When we came past here on Saturday there wasn’t anyone down there playing boules, which took me by surprise because it seems to be an unstoppable national sport. But they are making up for it today. There are plenty of boulonauts down there right now.
The walk up the hill was strangely difficult today, and I don’t know why that might be. It might have been quite warm outside but nothing else had changed.
And starting today I have a new physiotherapist. She took my X-rays and MRI Scans and then put me through several tests before giving me a few exercises.
At least having all of these different people means that I’m having all kinds of different tests and that can only be a good thing.
There was an emergency ambulance parked at the corner of the Rue Couraye and the Rue Paul Poirier, complete with blue flashing light. There wasn’t anyone in attendance though and I couldn’t see where they had gone.
On the corner of the Rue Lecampion I had to go to the pharmacy. The nurse this morning asked me to ask them for a container to deposit my discarded needles. He usually takes them away but I imagine that he’s being overloaded right now. I’ve “had the summons” to have my fourth Covid injection (which he’ll be doing next time he passes) and if I’ve been summoned, so has everyone else.
There were several occasions where I had to stop to catch my breath, one of which was just by where there was some building work going on. We had a skip lorry with crane and another small lorry in attendance.
It’s one thing that I’ve noticed, that there seems to be more and more renovation work taking place about the town, either rebuilding or renovating existing apartments or building new ones.
It’s quite a boom business now, but I bet that it’s not going to result in many more permanent homes.
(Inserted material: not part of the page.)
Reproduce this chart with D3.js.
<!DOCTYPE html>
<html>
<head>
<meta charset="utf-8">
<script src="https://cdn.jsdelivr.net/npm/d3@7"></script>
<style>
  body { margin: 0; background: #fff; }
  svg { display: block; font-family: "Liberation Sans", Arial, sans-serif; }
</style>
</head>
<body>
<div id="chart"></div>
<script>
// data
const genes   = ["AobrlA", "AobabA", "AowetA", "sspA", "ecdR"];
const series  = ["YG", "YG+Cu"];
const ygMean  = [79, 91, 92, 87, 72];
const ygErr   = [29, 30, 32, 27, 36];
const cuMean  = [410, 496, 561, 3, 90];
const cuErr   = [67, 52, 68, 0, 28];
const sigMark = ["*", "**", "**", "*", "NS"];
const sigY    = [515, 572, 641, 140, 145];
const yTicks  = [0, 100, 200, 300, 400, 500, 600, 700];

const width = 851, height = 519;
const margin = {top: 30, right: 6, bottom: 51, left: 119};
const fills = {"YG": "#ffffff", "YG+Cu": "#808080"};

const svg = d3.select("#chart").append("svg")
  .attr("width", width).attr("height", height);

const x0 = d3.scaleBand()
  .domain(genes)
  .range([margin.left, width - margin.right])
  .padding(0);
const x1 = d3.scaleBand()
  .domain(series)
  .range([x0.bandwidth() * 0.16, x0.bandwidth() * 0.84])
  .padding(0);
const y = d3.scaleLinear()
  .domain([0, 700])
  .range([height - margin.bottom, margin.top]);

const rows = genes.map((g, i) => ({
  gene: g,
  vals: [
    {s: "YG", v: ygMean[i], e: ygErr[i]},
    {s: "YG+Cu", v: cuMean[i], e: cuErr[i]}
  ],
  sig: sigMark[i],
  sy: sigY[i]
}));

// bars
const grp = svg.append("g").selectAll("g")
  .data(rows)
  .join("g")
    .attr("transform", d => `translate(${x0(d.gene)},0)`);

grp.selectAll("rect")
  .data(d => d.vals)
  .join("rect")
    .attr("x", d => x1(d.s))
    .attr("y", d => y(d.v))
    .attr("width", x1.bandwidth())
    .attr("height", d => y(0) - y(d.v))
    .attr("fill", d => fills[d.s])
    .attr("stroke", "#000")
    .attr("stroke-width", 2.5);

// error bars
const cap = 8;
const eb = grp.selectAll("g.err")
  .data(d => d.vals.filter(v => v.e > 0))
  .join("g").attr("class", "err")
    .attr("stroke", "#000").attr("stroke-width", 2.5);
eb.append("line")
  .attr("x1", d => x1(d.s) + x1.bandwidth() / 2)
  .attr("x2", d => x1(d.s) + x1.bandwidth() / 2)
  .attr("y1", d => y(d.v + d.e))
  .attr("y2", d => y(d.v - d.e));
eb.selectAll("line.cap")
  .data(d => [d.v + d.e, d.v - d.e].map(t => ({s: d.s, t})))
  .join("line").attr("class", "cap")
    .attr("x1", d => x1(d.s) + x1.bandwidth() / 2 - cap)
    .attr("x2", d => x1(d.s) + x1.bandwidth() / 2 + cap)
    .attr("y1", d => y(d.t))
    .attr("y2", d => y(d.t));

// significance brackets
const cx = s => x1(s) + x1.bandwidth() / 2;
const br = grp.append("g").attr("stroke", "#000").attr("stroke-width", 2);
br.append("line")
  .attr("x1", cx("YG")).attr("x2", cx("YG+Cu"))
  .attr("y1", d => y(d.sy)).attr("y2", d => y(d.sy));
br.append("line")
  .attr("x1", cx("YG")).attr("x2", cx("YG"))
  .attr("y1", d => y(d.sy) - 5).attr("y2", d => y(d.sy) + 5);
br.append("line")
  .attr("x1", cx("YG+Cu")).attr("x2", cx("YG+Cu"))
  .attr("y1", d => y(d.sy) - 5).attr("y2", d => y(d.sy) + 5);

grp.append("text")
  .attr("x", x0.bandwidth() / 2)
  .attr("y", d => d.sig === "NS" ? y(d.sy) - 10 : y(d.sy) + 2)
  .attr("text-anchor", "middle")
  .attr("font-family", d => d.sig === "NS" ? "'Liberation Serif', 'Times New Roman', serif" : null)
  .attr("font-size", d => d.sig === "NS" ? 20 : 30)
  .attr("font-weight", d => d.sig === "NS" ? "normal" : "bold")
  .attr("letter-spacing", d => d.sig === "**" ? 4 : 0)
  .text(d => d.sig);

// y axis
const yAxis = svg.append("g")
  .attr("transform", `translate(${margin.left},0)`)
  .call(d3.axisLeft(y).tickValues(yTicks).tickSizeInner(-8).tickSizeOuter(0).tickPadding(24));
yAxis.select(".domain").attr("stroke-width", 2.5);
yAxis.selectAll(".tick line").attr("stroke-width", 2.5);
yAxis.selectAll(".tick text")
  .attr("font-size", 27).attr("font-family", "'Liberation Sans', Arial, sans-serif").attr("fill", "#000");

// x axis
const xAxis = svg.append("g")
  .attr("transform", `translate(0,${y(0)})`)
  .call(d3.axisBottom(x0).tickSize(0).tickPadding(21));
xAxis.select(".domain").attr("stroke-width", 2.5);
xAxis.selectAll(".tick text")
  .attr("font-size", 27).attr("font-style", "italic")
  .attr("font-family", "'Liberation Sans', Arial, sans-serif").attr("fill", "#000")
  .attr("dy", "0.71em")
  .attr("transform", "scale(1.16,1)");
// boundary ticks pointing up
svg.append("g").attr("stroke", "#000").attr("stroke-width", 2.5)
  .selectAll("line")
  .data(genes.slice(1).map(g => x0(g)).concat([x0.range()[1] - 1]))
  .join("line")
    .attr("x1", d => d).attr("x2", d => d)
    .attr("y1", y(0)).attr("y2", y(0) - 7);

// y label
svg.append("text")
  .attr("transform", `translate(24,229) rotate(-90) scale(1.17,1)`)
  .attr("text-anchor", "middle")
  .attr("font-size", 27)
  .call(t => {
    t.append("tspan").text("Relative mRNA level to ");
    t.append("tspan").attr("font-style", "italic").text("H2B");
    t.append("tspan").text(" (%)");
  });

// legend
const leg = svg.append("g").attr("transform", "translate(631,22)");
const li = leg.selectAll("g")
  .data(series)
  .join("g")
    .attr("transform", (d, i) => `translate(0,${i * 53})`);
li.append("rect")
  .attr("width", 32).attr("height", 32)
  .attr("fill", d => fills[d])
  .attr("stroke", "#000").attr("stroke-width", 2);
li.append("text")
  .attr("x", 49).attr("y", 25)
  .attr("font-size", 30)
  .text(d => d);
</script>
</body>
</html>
Holiday accommodation and Air B&B lets seem to be the way that things are going, pricing permanent residents out of the market.
This involves school kids being taken out of their normal environment to experience life elsewhere. And here is one such class, all congregating underneath the tree by the drawbridge into the walled city while someone was telling them all about the French Revolution.
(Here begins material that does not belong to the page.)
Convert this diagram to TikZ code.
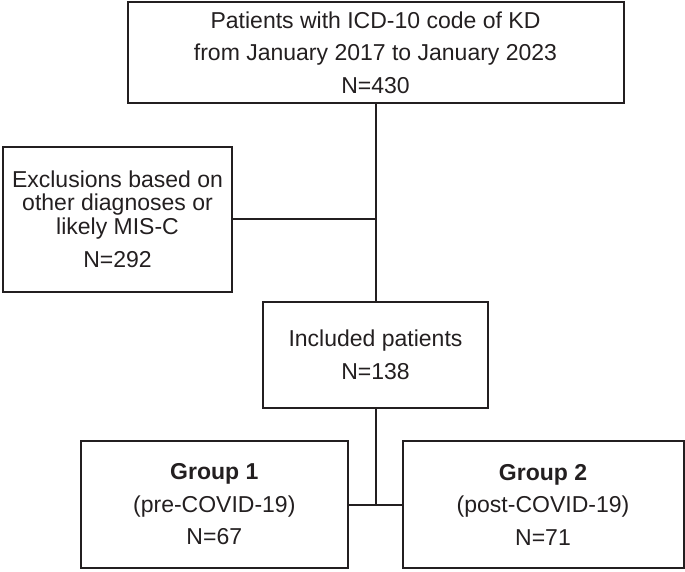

The walled city is quite important because revolutionary forces defended it against counter-revolutionaries in a famous battle during the Revolution.
The conversation sounded quite interesting and I was in half a mind to hang around and hear the end of it but I was gripped by a raging thirst and wanted to go home.
Plenty of people down there sunning themselves on the sand and a couple of people out there on a zodiac. But no-one brave enough to go in the water, which was a surprise because it’s a lovely afternoon right now.
Back here I had a coffee and then listened to the dictaphone to find out where I’ve been during the night. I was starting to shave myself with an electric razor last night but no matter how hard I tried, it hardly made any impact at all. I was there for hours trying to shave my face but there was very little hair coming off. I thought that I was going to be here for hours but I had to do it. Now that I’d started, it would look a mess if I only were to do a bit of it. After about an hour I had a feel of my face. There was still plenty on it in places. There was a knock at the door and a girl came in carrying my breakfast. I was lying on the floor trying to do my face so she didn’t see me at first. Eventually she put down the tray and we had a chat. I offered her some of my breakfast but I was still concerned about this shaving and getting my face done so I could hurry up and go out.
Having listened to the radio programmes that I prepared today, I went for tea. Pie with veg and gravy.
And now that I’ve written my notes I’m off to bed. I have a Welsh lesson tomorrow so I need to be on form. But there’s not much danger of that.